Oui. Des études récentes pour la langue
anglaise et finlandaise avaient également démontré qu'il n'existe pas de lien
entre le niveau en orthographe d'élèves de 9 à 12 ans et la densité de fautes
dans les SMS. Si bien que les auteurs suggèrent qu'au lieu nde combattre les
SMS l'école les utilise. "Le téléphone mobile et les SMS sont utilisés
avec facilité et enthousiasme par les adolescents, écrivent les chercheurs, qui suggèrent :" ils
pourraient donc être utilisés comme support d'apprentissages scolaires, idée
que l'UNESCO avait déjà soutenue en 2010. "
Pour autant, le niveau en orthographe a bel et bien baissé
depuis 20 ans.
Oui. Sans
ambiguïté. Plusieurs études le confirment. Je cite l'une d'entre elle, parue en
2008 : "en
lecture" deux fois plus
d'élèves (21 %) se trouvent en 2007 au niveau de compétence des 10 % d'élèves
les plus faibles de 1987 " . En orthographe, les 10,7 fautes
moyennes de 1987 sont devenues 14,7 en 2007 et les 26 % qui faisaient plus de
15 erreurs il y a vingt ans sont aujourd'hui 46 % ". depuis d'autres
études ont confirmé cette baisse de niveau. Mais ce n'est
pas la faute des SMS.
Alors comment explique-t-on cette baisse de niveau ?
Plusieurs
facteurs se combinent. D'abord, le nombre d'heures dédiées explicitement à l'apprentissage
de la langue a diminué à l'école et au collège. Un élève de fin de troisième,
aujourd'hui, a bénéficié de l'équivalent d'un an et demi d'enseignement en
moins qu'un élève de fin de troisième il y a trente ans. Et ça commence dès la
maternelle. Selon un autre chercheur, Bruno Suchaut, "alors qu'il faudrait une cinquantaine
d'heures annuelles pour asseoir les automatismes liés au code alphabétique en
grande section de maternelle, les élèves ne disposeraient que de 20 heures
environ.. Ce temps d'engagement correspond à environ sept minutes quotidiennes "

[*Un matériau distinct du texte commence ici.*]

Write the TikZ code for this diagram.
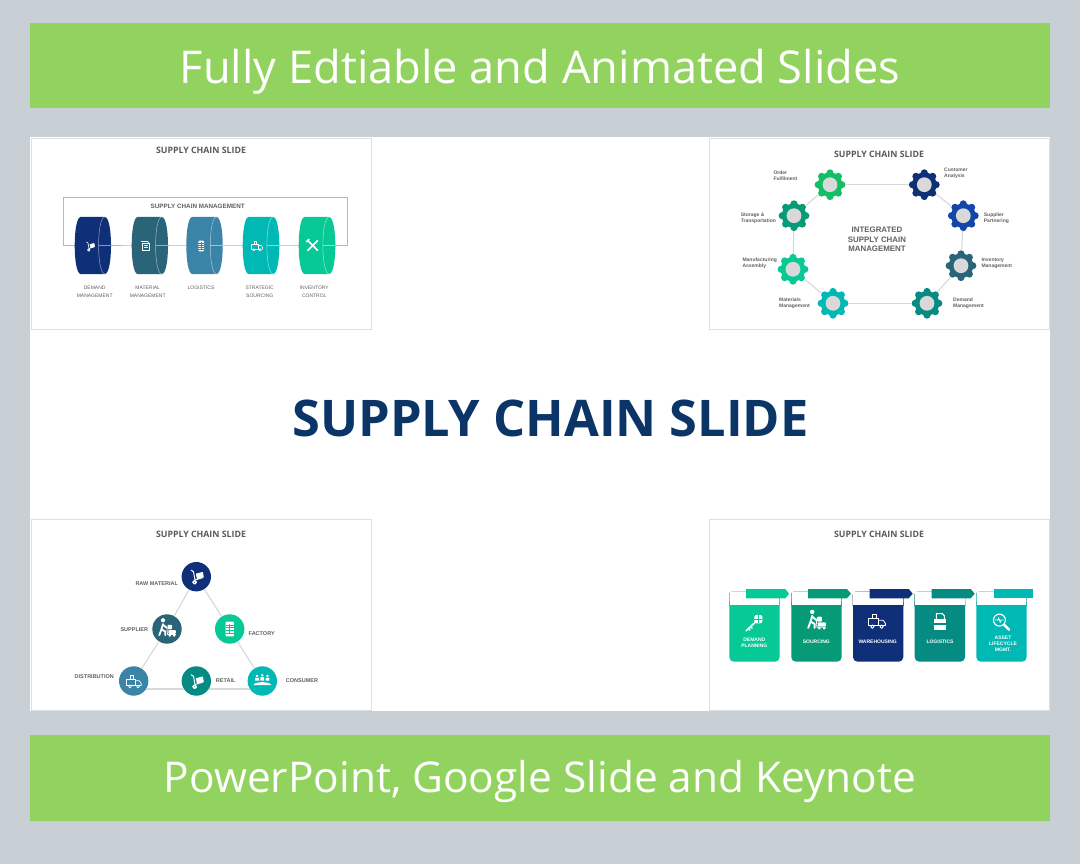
\documentclass[tikz,border=0pt]{standalone}
\usepackage{fontspec}
\setmainfont{Open Sans}
\newfontfamily\labfont{Liberation Sans}
\definecolor{pagegrey}{HTML}{C9D0D5}
\definecolor{bannergreen}{HTML}{92D35F}
\definecolor{titleblue}{HTML}{0A3566}
\definecolor{slidetitle}{HTML}{5A5A5A}
\definecolor{labgrey}{HTML}{606060}
\definecolor{edge}{HTML}{DDE0E3}
\definecolor{linkgrey}{HTML}{D6D8DA}
\definecolor{navy}{HTML}{0F2F78}
\definecolor{slate}{HTML}{2A6478}
\definecolor{steel}{HTML}{3A84A8}
\definecolor{aqua}{HTML}{00B8B4}
\definecolor{mint}{HTML}{06C995}
\definecolor{seagreen}{HTML}{079A76}
\definecolor{deepteal}{HTML}{068B82}
\definecolor{leaf}{HTML}{12BF63}
\definecolor{royal}{HTML}{1246A8}
\definecolor{gearcore}{HTML}{D9D9D9}
\tikzset{
  x=1pt,y=-1pt,
  banner/.style={fill=bannergreen,draw=none},
  slidebox/.style={fill=white,draw=edge,line width=0.9pt},
  slidehead/.style={text=slidetitle,font=\fontsize{8.8}{11}\selectfont\bfseries,inner sep=0},
  lab/.style={text=labgrey,font=\labfont\bfseries\fontsize{5}{6.1}\selectfont,inner sep=0,align=left},
  capt/.style={text=labgrey,font=\labfont\fontsize{5}{8}\selectfont,inner sep=0,align=center},
  tri/.style={text=labgrey,font=\labfont\bfseries\fontsize{5.5}{6}\selectfont,inner sep=0},
  cardtext/.style={text=white,font=\labfont\bfseries\fontsize{5}{6}\selectfont,inner sep=0,align=center},
  centerhead/.style={text=labgrey,font=\labfont\bfseries\fontsize{7.9}{9.3}\selectfont,inner sep=0,align=center},
  link/.style={draw=linkgrey,line width=1.1pt},
  flink/.style={draw=linkgrey!85!black,line width=0.8pt},
  disc/.style={circle,inner sep=0,minimum size=29.4pt},
  ic/.style={draw=white,line cap=round,line join=round},
}
\newcommand{\icoCart}[3]{\begin{scope}[shift={(#1,#2)},scale=#3,line width=#3*1.3pt]
  \draw[ic] (-7,-9) -- (-4,-7) -- (-2,4);
  \draw[ic] (-2,4) -- (8,1);
  \draw[ic,fill=white] (0,-4) -- (8,-6) -- (9,0) -- (1,2) -- cycle;
  \draw[ic,line width=#3*1.8pt] (-2.5,7) circle (2.3);
\end{scope}}
\newcommand{\icoClip}[3]{\begin{scope}[shift={(#1,#2)},scale=#3,line width=#3*1.3pt]
  \draw[ic] (-7,-5) -- (-7,8) -- (7,8) -- (7,-5) -- cycle;
  \draw[ic] (-9,-9) -- (4,-9) -- (6,-5);
  \draw[ic] (-3,-1) -- (3,-1) (-3,3) -- (3,3);
\end{scope}}
\newcommand{\icoBuild}[4]{\begin{scope}[shift={(#1,#2)},scale=#3,line width=#3*0.8pt]
  \fill[white,rounded corners=1] (-6,-11) rectangle (6,11);
  \draw[#4] (-6,-6) -- (6,-6) (-6,-2) -- (6,-2) (-6,2) -- (6,2) (-6,6) -- (6,6) (0,-8) -- (0,8);
\end{scope}}
\newcommand{\icoTruck}[3]{\begin{scope}[shift={(#1,#2)},scale=#3,line width=#3*1.1pt]
  \draw[ic] (-11,-3) rectangle (2,6);
  \draw[ic] (-6,-3) -- (-6,-9) -- (-0.5,-9) -- (-0.5,-3);
  \draw[ic] (2,-1) -- (8,-1) -- (11,3) -- (11,6) -- (2,6);
  \draw[ic] (-6,7.5) circle (2.2) (6,7.5) circle (2.2);
\end{scope}}
\newcommand{\icoTools}[3]{\begin{scope}[shift={(#1,#2)},scale=#3,line width=#3*2.4pt]
  \draw[ic] (-8,-8) -- (8,8);
  \draw[ic] (8,-8) -- (-8,8);
  \draw[ic] (-10,-6) -- (-6,-10);
\end{scope}}
\newcommand{\icoPerson}[3]{\begin{scope}[shift={(#1,#2)},scale=#3,line width=#3*2.4pt]
  \fill[white] (-6,-11) circle (2.8);
  \draw[ic] (-6,-6) -- (-8,1) -- (-11,9);
  \draw[ic] (-8,1) -- (-3,4) -- (-3,9);
  \draw[ic] (-6,-5) -- (-1,-1);
  \fill[white,rounded corners=0.8] (0,-5) rectangle (6,1);
  \fill[white,rounded corners=0.8] (1,2) rectangle (11,7);
  \draw[ic,line width=#3*1.1pt] (-1,-2) -- (0,8) -- (11,8);
  \draw[ic,line width=#3*1.1pt] (3,9.5) circle (1.1) (9,9.5) circle (1.1);
\end{scope}}
\newcommand{\icoKey}[4]{\begin{scope}[shift={(#1,#2)},scale=#3,line width=#3*2.2pt]
  \draw[ic] (-11,10) -- (3,-3);
  \draw[ic] (-8,7) -- (-6,9) (-5,4.5) -- (-3,6.5);
  \fill[white,rounded corners=1.5] (0,-11) rectangle (11,0);
  \draw[#4,line width=#3*1pt] (5.5,-11) -- (5.5,0) (0,-5.5) -- (11,-5.5);
\end{scope}}
\newcommand{\icoDrawer}[3]{\begin{scope}[shift={(#1,#2)},scale=#3,line width=#3*1.3pt]
  \draw[ic] (-5,-3) -- (-5,-11) -- (3,-11) -- (6,-8) -- (6,-3);
  \fill[white] (-8,-3) rectangle (8,2);
  \fill[white] (-8,4) rectangle (8,11);
\end{scope}}
\newcommand{\icoMag}[3]{\begin{scope}[shift={(#1,#2)},scale=#3,line width=#3*1.4pt]
  \draw[ic] (-2,-2) circle (7.5);
  \draw[ic,line width=#3*3pt] (4,4) -- (10,10);
  \draw[ic,line width=#3*0.9pt] (-7,-2) -- (-4,-2) -- (-3,-5) -- (-1,1) -- (0,-2) -- (3,-2);
\end{scope}}
\newcommand{\icoPeople}[3]{\begin{scope}[shift={(#1,#2)},scale=#3,line width=#3*1pt]
  \fill[white] (-7,-6) circle (1.8) (0,-7) circle (1.8) (7,-6) circle (1.8);
  \fill[white] (-9.5,-3.5) rectangle (-4.5,0) (-2.5,-4.5) rectangle (2.5,0) (4.5,-3.5) rectangle (9.5,0);
  \fill[white] (-12,6) .. controls (-10,1) and (10,1) .. (12,6) -- cycle;
\end{scope}}
\newcommand{\gearshape}[4]{%
  \foreach \a in {0,45,...,315}{\fill[#4] ($(#2,#3)+(\a:11.8)$) circle (3.6);}
  \fill[#4] (#2,#3) circle (12.3);
  \fill[gearcore] (#2,#3) circle (7.4);
  \node[circle,inner sep=0,minimum size=30.6pt] (#1) at (#2,#3) {};
}
\newcommand{\cylshape}[3]{%
  \fill[#3] (#1+6,217) -- (#2-6.2,217) .. controls (#2+2.1,217) and (#2+2.1,274) .. (#2-6.2,274)
    -- (#1+6,274) .. controls (#1-2,274) and (#1-2,217) .. (#1+6,217) -- cycle;
  \draw[white,opacity=.55,line width=0.5pt] (#2-6.2,217) .. controls (#2-14.5,217) and (#2-14.5,274) .. (#2-6.2,274);
  \draw[white,opacity=.5,line width=0.7pt] (#2-12.4,245) -- (#2,245);
}
\newcommand{\cardshape}[2]{%
  \draw[#2!70!gray,line width=0.6pt,rounded corners=2.5] (#1,606) -- (#1,592) -- (#1+50.3,592) -- (#1+50.3,606);
  \fill[#2,rounded corners=4.5] (#1,598) rectangle (#1+50.3,661.7);
  \fill[white] (#1+0.3,592.3) rectangle (#1+50,605);
}
\usetikzlibrary{calc}
\begin{document}
\begin{tikzpicture}
\useasboundingbox (0,0) rectangle (1080,864);
\fill[pagegrey] (0,0) rectangle (1080,864);
\fill[banner] (30,23) rectangle (1049.5,108.5);
\fill[banner] (30,735) rectangle (1049.5,820.5);
\node[text=white,font=\fontsize{45.2}{50}\selectfont,inner sep=0] (bantop) at (540,71.5) {Fully Edtiable and Animated Slides};
\node[text=white,font=\fontsize{42.4}{50}\selectfont,inner sep=0] (banbot) at (540,781) {PowerPoint, Google Slide and Keynote};
\fill[white] (30,137) rectangle (1049.5,711);
\node[text=titleblue,font=\fontsize{50.5}{54}\selectfont\bfseries,inner sep=0] (main) at (550.5,418) {SUPPLY CHAIN SLIDE};
\draw[slidebox] (31,138) rectangle (371,329);
\draw[slidebox] (709,138) rectangle (1049,329);
\draw[slidebox] (31,519) rectangle (371,710.5);
\draw[slidebox] (709,519) rectangle (1049,710.5);
\node[slidehead] (t1) at (201,150.8) {SUPPLY CHAIN SLIDE};
\node[slidehead] (t2) at (879,154.3) {SUPPLY CHAIN SLIDE};
\node[slidehead] (t3) at (201,534.8) {SUPPLY CHAIN SLIDE};
\node[slidehead] (t4) at (879,534.8) {SUPPLY CHAIN SLIDE};

% slide 1
\coordinate (c1) at (93,245);
\coordinate (c2) at (150,245);
\coordinate (c3) at (204.5,245);
\coordinate (c4) at (261,245);
\coordinate (c5) at (317,245);
\coordinate (fl) at (63.3,245);
\coordinate (fr) at (347,245);
\coordinate (ftl) at (63.3,197);
\coordinate (ftr) at (347,197);
\draw[flink] (c1) -- (fl) -- (ftl) -- (ftr) -- (fr) -- (c5) -- (c4) -- (c3) -- (c2) -- (c1);
\node[text=labgrey,font=\labfont\bfseries\fontsize{6.3}{7}\selectfont,inner sep=0] (scm) at (197.7,206) {SUPPLY CHAIN MANAGEMENT};
\cylshape{74.7}{111}{navy}
\cylshape{131.7}{168}{slate}
\cylshape{186.3}{222.7}{steel}
\cylshape{242.7}{279.3}{aqua}
\cylshape{298.7}{335.3}{mint}
\icoCart{90}{246.5}{0.5}
\icoClip{146}{246}{0.5}
\icoBuild{201.3}{246}{0.48}{steel}
\icoTruck{257}{246}{0.52}
\icoTools{312.7}{245.5}{0.62}
\node[capt] (l1) at (94.7,291.8) {DEMAND\\MANAGEMENT};
\node[capt] (l2) at (147.7,291.8) {MATERIAL\\MANAGEMENT};
\node[capt] (l3) at (201,287.8) {LOGISTICS};
\node[capt] (l4) at (259.7,291.8) {STRATEGIC\\SOURCING};
\node[capt] (l5) at (314.3,291.8) {INVENTORY\\CONTROL};

% slide 2
\gearshape{g1}{830}{184.7}{leaf}
\gearshape{g2}{924.3}{184.7}{navy}
\gearshape{g3}{963.3}{215.7}{royal}
\gearshape{g4}{961}{265.7}{slate}
\gearshape{g5}{927}{303.3}{deepteal}
\gearshape{g6}{833}{303.3}{aqua}
\gearshape{g7}{793}{269.3}{mint}
\gearshape{g8}{794}{215.7}{seagreen}
\draw[link] (g1) -- (g2);
\draw[link] (g2) -- (g3);
\draw[link] (g3) -- (g4);
\draw[link] (g4) -- (g5);
\draw[link] (g5) -- (g6);
\draw[link] (g6) -- (g7);
\draw[link] (g7) -- (g8);
\draw[link] (g8) -- (g1);
\node[centerhead] (ischead) at (877,239.3) {INTEGRATED\\SUPPLY CHAIN\\MANAGEMENT};
\node[lab,anchor=west] (n1) at (773.3,175.3) {Order\\Fulfilment};
\node[lab,anchor=west] (n2) at (944,173.3) {Customer\\Analysis};
\node[lab,anchor=west] (n3) at (983.7,218.3) {Supplier\\Partnering};
\node[lab,anchor=west] (n4) at (981.3,263.3) {Inventory\\Management};
\node[lab,anchor=west] (n5) at (953,303) {Demand\\Management};
\node[lab,anchor=west] (n6) at (779,303) {Materials\\Management};
\node[lab,anchor=west] (n7) at (742.3,263.3) {Manufacturing\\Assembly};
\node[lab,anchor=west] (n8) at (740.7,218.3) {Storage \&\\Transportation};

% slide 3
\node[disc,fill=navy] (raw) at (196.3,576.7) {};
\node[disc,fill=slate] (sup) at (167,629) {};
\node[disc,fill=mint] (fac) at (229.7,629) {};
\node[disc,fill=steel] (dis) at (133.7,681) {};
\node[disc,fill=deepteal] (ret) at (196.3,681) {};
\node[disc,fill=aqua] (con) at (262.3,681) {};
\draw[link] (raw) -- (sup);
\draw[link] (sup) -- (dis);
\draw[link] (raw) -- (fac);
\draw[link] (fac) -- (con);
\draw[link,line width=1.5pt] (dis.-32) -- (ret.212);
\draw[link,line width=1.5pt] (ret.-32) -- (con.212);
\icoCart{196.5}{577}{0.75}
\icoPerson{167.5}{628.5}{0.75}
\icoBuild{229.7}{629}{0.68}{mint}
\icoTruck{134}{681.5}{0.66}
\icoCart{196.5}{681.5}{0.75}
\icoPeople{262.3}{680.5}{0.75}
\node[tri] (traw) at (156.7,584) {RAW MATERIAL};
\node[tri] (tsup) at (134.3,629.7) {SUPPLIER};
\node[tri] (tfac) at (261.7,633.3) {FACTORY};
\node[tri] (tdis) at (94.3,676.3) {DISTRIBUTION};
\node[tri] (tret) at (225.7,680.7) {RETAIL};
\node[tri] (tcon) at (302,680.7) {CONSUMER};

% slide 4
\cardshape{729.3}{mint}
\cardshape{791.3}{seagreen}
\cardshape{853}{navy}
\cardshape{914.7}{deepteal}
\cardshape{976.3}{aqua}
\fill[mint] (746,589) -- (785.3,589) -- (789,593.7) -- (785.3,598.3) -- (746,598.3) -- cycle;
\fill[seagreen] (808,589) -- (847,589) -- (851,593.7) -- (847,598.3) -- (808,598.3) -- cycle;
\fill[navy] (869.7,589) -- (908.7,589) -- (912.7,593.7) -- (908.7,598.3) -- (869.7,598.3) -- cycle;
\fill[deepteal] (931.7,589) -- (970.7,589) -- (974.7,593.7) -- (970.7,598.3) -- (931.7,598.3) -- cycle;
\fill[aqua] (993.7,589) rectangle (1033.3,598.3);
\icoKey{754.3}{623.3}{0.74}{mint}
\icoPerson{817}{620.7}{0.8}
\icoTruck{877}{621}{0.76}
\icoDrawer{940}{621.7}{0.74}
\icoMag{1001}{621.7}{0.8}
\node[cardtext] (k1) at (754.3,642.5) {DEMAND\\PLANNING};
\node[cardtext] (k2) at (816.3,642) {SOURCING};
\node[cardtext] (k3) at (877.7,642) {WAREHOUSING};
\node[cardtext] (k4) at (940,642) {LOGISTICS};
\node[cardtext] (k5) at (1003,643.3) {ASSET\\LIFECYCLE\\MGMT.};
\end{tikzpicture}
\end{document}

Voilà le premier facteur ; il y en a d'autres...
Oui. Un
deuxième facteur est plus culturel et s'inscrit dans le long terme : au
début du XXe siècle, le simple fait de savoir écrire, y compris du point de la
graphie - avoir une belle écriture -, avoir
aussi une bonne orthographe, eh bien
cela garantissait un emploi. Ce n'est plus le cas, et au fil du temps l'école a
donné moins de statut à cet apprentissage. Troisième élément : les
programmes se sont enrichis notamment au primaire de nombreux contenus auxquels
il a bien fallu faire une place. Le temps consacré à la lecture a également
baissé au profit hier de la télé, aujourd'hui des écrans en général à commencer
par ceux des ordinateurs et des tablettes... C'est donc une combinaison de
facteurs qui explique cet affaissement.
Il touche tous les élèves ?
Oui. Mais ce sont
les plus fragiles qui en pâtissent le plus, et cela toutes les recherches le
confirment. Une fois encore, notre école creuse les inégalités.